La jeune revue intellectuelle et politique Vacarme, publiée à Paris, a eu la louable ambition de consacrer un numéro spécial à l’Afrique :  » politique, littérature, cinéma « . Bien tenté… Mais on reste sur sa faim devant l’accumulation des poncifs, la facilité des critiques, l’incroyable distance qui se creuse d’article en article entre le continent et les auteurs des articles.

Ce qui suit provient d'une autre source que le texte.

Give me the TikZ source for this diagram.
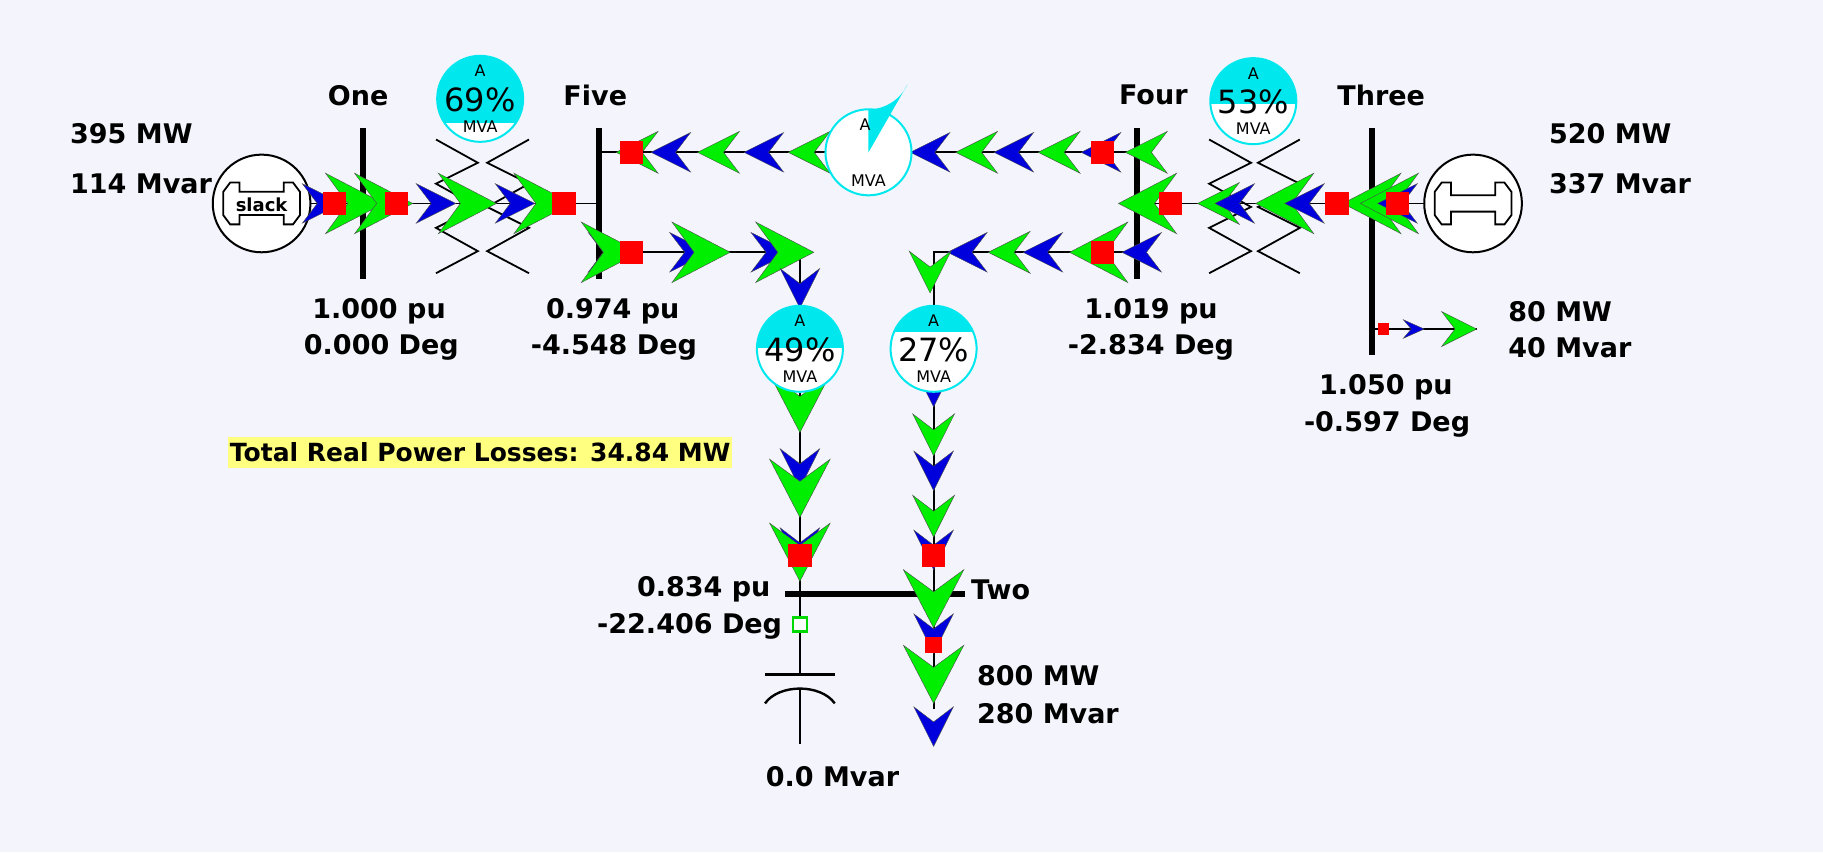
\documentclass[tikz,border=0pt]{standalone}
\usepackage{fontspec}
\setmainfont{DejaVu Sans}
\definecolor{bg}{HTML}{F4F5FC}
\definecolor{gr}{HTML}{00EE00}
\definecolor{bl}{HTML}{0000DD}
\definecolor{cy}{HTML}{00E8EE}
\definecolor{hl}{HTML}{FFFF80}
\newcommand\fl[6]{\fill[#4,draw=black!70,line width=0.2pt,shift={(#1,#2)},rotate=#3] (0,0)--(-#5,#6)--(-0.62*#5,0)--(-#5,-#6)--cycle;}
\newcommand\GA[3]{\fl{#1}{#2}{#3}{gr}{50}{26}}
\newcommand\Ga[3]{\fl{#1}{#2}{#3}{gr}{36}{18}}
\newcommand\BA[3]{\fl{#1}{#2}{#3}{bl}{34}{17}}
\newcommand\rs[2]{\fill[red] (#1-10,#2-10) rectangle (#1+10,#2+10);}
\newcommand\pie[4]{% x y level(frac of diameter from top) text
 \begin{scope}
 \clip (#1,#2) circle (37);
 \fill[white] (#1,#2) circle (37);
 \fill[cy] (#1-40,#2-40) rectangle (#1+40,#2-37+#3*74);
 \end{scope}
 \draw[cy,line width=1pt] (#1,#2) circle (37);
 \node[font=\fontsize{8}{9}\selectfont] at (#1,#2-24) {A};
 \node[font=\fontsize{16}{18}\selectfont] at (#1,#2+1) {#4};
 \node[font=\fontsize{8}{9}\selectfont] at (#1,#2+24) {MVA};}
\newcommand\coil[2]{\draw[line width=0.9pt] (#1,120)--(#1+#2,140)--(#1,158)--(#1+#2,178)--(#1,196)--(#1+#2,216)--(#1,235);}
\tikzset{bus/.style={line width=3pt},ln/.style={line width=0.9pt},
 lb/.style={font=\fontsize{13.5}{16}\selectfont\bfseries,inner sep=0pt}}
\begin{document}
\begin{tikzpicture}[x=0.5813pt,y=-0.5813pt]
\fill[bg] (0,0) rectangle (1568,733);
\useasboundingbox (0,0) rectangle (1568,733);
% coordinates
\coordinate (g1) at (267,175); \coordinate (b1) at (312,175);
\coordinate (b5m) at (515,175); \coordinate (b5t) at (515,131); \coordinate (b5l) at (515,217);
\coordinate (b4t) at (978,131); \coordinate (b4m) at (978,175); \coordinate (b4l) at (978,217);
\coordinate (b3m) at (1180,175); \coordinate (g3) at (1225,175); \coordinate (b3l) at (1180,283);
\coordinate (c5) at (688,217); \coordinate (c4) at (803,217);
\coordinate (b2a) at (688,511); \coordinate (b2b) at (803,511);
\coordinate (ld3) at (1270,283);
% lines
\draw[ln] (g1)--(b5m); \draw[ln] (b5t)--(b4t); \draw[ln] (b5l)--(c5)--(b2a);
\draw[ln] (b4l)--(c4)--(b2b); \draw[ln] (b4m)--(g3); \draw[ln] (b3l)--(ld3);
\draw[ln] (b2a)--(688,580); \draw[ln] (688,592)--(688,640);
\draw[ln] (b2b)--(803,610);
\draw[line width=1.2pt] (658,580)--(718,580);
\draw[line width=1.2pt] (658,605) .. controls (670,588) and (706,588) .. (718,605);
\draw[green!85!black,line width=1.2pt,fill=white] (682,531) rectangle (694,543);
% transformers
\coil{375}{36}\coil{455}{-36}
\coil{1040}{36}\coil{1118}{-36}
% buses
\draw[bus] (312,110)--(312,240); \draw[bus] (515,110)--(515,240);
\draw[bus] (978,110)--(978,240); \draw[bus] (1180,110)--(1180,305);
\draw[bus] (675,511)--(830,511);
% generators
\draw[line width=1pt,fill=white] (225,175) circle (42);
\draw[line width=0.9pt] (-19+225,-10+175)--(19+225,-10+175)--(19+225,-18+175)--(27+225,-18+175)--(33+225,-10+175)--(33+225,10+175)--(27+225,18+175)--(19+225,18+175)--(19+225,10+175)--(-19+225,10+175)--(-19+225,18+175)--(-27+225,18+175)--(-33+225,10+175)--(-33+225,-10+175)--(-27+225,-18+175)--(-19+225,-18+175)--cycle;
\node[font=\fontsize{9}{10}\selectfont\bfseries] at (225,176) {slack};
\draw[line width=1pt,fill=white] (1267,175) circle (42);
\draw[line width=0.9pt] (-19+1267,-7+175)--(19+1267,-7+175)--(19+1267,-18+175)--(27+1267,-18+175)--(33+1267,-10+175)--(33+1267,10+175)--(27+1267,18+175)--(19+1267,18+175)--(19+1267,7+175)--(-19+1267,7+175)--(-19+1267,18+175)--(-27+1267,18+175)--(-33+1267,10+175)--(-33+1267,-10+175)--(-27+1267,-18+175)--(-19+1267,-18+175)--cycle;
% arrows One-Five
\BA{294}{175}{0}\GA{330}{175}{0}\GA{355}{175}{0}
\BA{392}{175}{0}\GA{427}{175}{0}\BA{460}{175}{0}\GA{492}{175}{0}
\rs{288}{175}\rs{341}{175}\rs{485}{175}
% top line
\Ga{530}{131}{180}\BA{560}{131}{180}\Ga{600}{131}{180}\BA{640}{131}{180}\Ga{678}{131}{180}
\BA{783}{131}{180}\Ga{822}{131}{180}\BA{855}{131}{180}\Ga{893}{131}{180}\BA{930}{131}{180}\Ga{968}{131}{180}
\rs{543}{131}\rs{948}{131}
% Five lower branch
\BA{540}{217}{0}\GA{550}{217}{0}\BA{610}{217}{0}\GA{628}{217}{0}\BA{680}{217}{0}\GA{700}{217}{0}
\rs{543}{217}
% down x=688
\BA{688}{265}{-90}\GA{688}{372}{-90}\BA{688}{420}{-90}\GA{688}{445}{-90}\BA{688}{488}{-90}\GA{688}{500}{-90}
\rs{688}{478}
% Four lower branch
\BA{815}{217}{180}\Ga{850}{217}{180}\BA{880}{217}{180}\GA{920}{217}{180}\BA{965}{217}{180}
\rs{948}{217}
\Ga{800}{252}{-90}
\BA{803}{350}{-90}\Ga{803}{392}{-90}\BA{803}{422}{-90}\Ga{803}{462}{-90}\BA{803}{490}{-90}
\GA{803}{540}{-90}\BA{803}{562}{-90}\GA{803}{605}{-90}\BA{803}{642}{-90}
\rs{803}{478}\fill[red] (796,548) rectangle (810,562);
% Four-Three
\GA{962}{175}{180}\Ga{1030}{175}{180}\BA{1045}{175}{180}\GA{1080}{175}{180}\BA{1105}{175}{180}
\GA{1155}{175}{180}\GA{1170}{175}{180}\BA{1185}{175}{180}
\rs{1007}{175}\rs{1150}{175}\rs{1202}{175}
% load Three
\fl{1225}{283}{0}{bl}{18}{8}\fl{1270}{283}{0}{gr}{30}{15}
\fill[red] (1185,278) rectangle (1195,288);
% pies
\pie{413}{85}{0.78}{69\%}
\pie{1078}{87}{0.53}{53\%}
\pie{688}{300}{0.49}{49\%}
\pie{803}{300}{0.3}{27\%}
\fill[white] (747,131) circle (37);
\fill[cy] (747,131) -- (747,94) arc[start angle=90,end angle=25,radius=37] -- cycle;
\draw[cy,line width=1pt] (747,131) circle (37);
\node[font=\fontsize{8}{9}\selectfont] at (744,107) {A};
\node[font=\fontsize{8}{9}\selectfont] at (747,155) {MVA};
% labels
\node[lb,anchor=west] at (60,115) {395 MW};
\node[lb,anchor=west] at (60,158) {114 Mvar};
\node[lb] at (308,82) {One}; \node[lb] at (512,82) {Five};
\node[lb] at (992,82) {Four}; \node[lb] at (1188,82) {Three};
\node[lb,anchor=west] at (1332,115) {520 MW};
\node[lb,anchor=west] at (1332,158) {337 Mvar};
\node[lb] at (326,268) {1.000 pu}; \node[lb] at (328,299) {0.000 Deg};
\node[lb] at (527,268) {0.974 pu}; \node[lb] at (528,299) {-4.548 Deg};
\node[lb] at (990,268) {1.019 pu}; \node[lb] at (990,299) {-2.834 Deg};
\node[lb,anchor=west] at (1297,268) {80 MW}; \node[lb,anchor=west] at (1297,299) {40 Mvar};
\node[lb] at (1192,333) {1.050 pu}; \node[lb] at (1193,365) {-0.597 Deg};
\node[lb,fill=hl,inner xsep=1pt,inner ysep=3pt,font=\fontsize{12.5}{15}\selectfont\bfseries] at (413,389) {Total Real Power Losses: 34.84 MW};
\node[lb,anchor=east] at (663,507) {0.834 pu}; \node[lb,anchor=east] at (673,539) {-22.406 Deg};
\node[lb,anchor=west] at (835,507) {Two};
\node[lb,anchor=west] at (840,581) {800 MW}; \node[lb,anchor=west] at (840,614) {280 Mvar};
\node[lb] at (716,668) {0.0 Mvar};
\end{tikzpicture}
\end{document}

Pleine de bonnes intentions, la synthèse de Dominique Franche  » Différence et indifférence « , par exemple, ne se contente pas de reprendre, ironiquement, tous les clichés dépassés sur l’image du continent : en n’imaginant pas d’autre avenir pour l’Afrique que dans sa relation aux européens et plus encore aux intellectuels européens, elle montre finalement la limite d’une approche intrinsèquement hexagonale, francocentrée, des problèmes africains.

Gallocentrisme

Non, il n’est pas vrai que l’Afrique ne soit qu’un continent exotique pour ceux qui se préoccupent de son avenir, en Europe comme dans le reste du monde, comme surtout en Afrique même.  » Oublieux de leur devoir de doute, d’écoute, de documentation, d’analyse critique des valeurs établies et de diffusion de leurs connaissances, les intellectuels ne font tout simplement pas leur travail « . On a envie de retourner le compliment.

Mais il n’est pas vrai non plus que toute l’histoire rwandaise se lise à travers  » Les Recherches de la France  » de l’historien français Estienne Pasquier, qui écrivait à la fin du seizième siècle… Il y a, à vouloir projeter des culpabilités univoques sur des événements internationaux de l’importance de ceux qui ont eu cours et ont encore cours dans la région des Grands Lacs, une myopie identique…

Non, les Belges et les Français ne sont pas les uniques auteurs des génocides. Non, les massacres ne se décidaient pas à Paris. Et les responsabilités des pays européens impliqués, si grandes soient-elles, ne doivent pas occulter celles des acteurs locaux, et des autres puissances du reste du monde venues se pencher sur cette terre meurtrie. Foin du masochisme franco-africain, il est temps de penser en grandes personnes, des deux côtés.

Afrique clichée

Sympathique et généreux, le discours  » gauchiste  » sur l’Afrique part certes d’un bon mouvement, et il a les mains propres. Mais, comme Charles Péguy le disait de Kant,  » il n’a pas de mains  » : c’est-à-dire qu’il s’attaque à une Afrique mythique qu’il rêve autant qu’il la pense, ne saisissant qu’un objet auto-constitué.

Heureusement, quelques paroles vraies dans le silence de ce  » Vacarme  » bien décevant : ce sont les mots d’Abdourahman A. Waberi, de Kossi Efoui, d’Amintat Sow Fall, de Moussa Konaté. Eux parlent de l’Afrique vivante. Il faut écouter les écrivains.  » Ecrire, dit ce dernier, c’est oser critiquer. Et je ne parle pas seulement de critique politique. Rien de plus facile que de critiquer en Afrique les régimes politiques. Beaucoup plus difficile, la critique de la société, il y a des tabous séculaires. Rares sont ceux qui s’y affrontent.  » Rares, et d’autant plus précieux qu’ils sont les seuls à pouvoir le faire.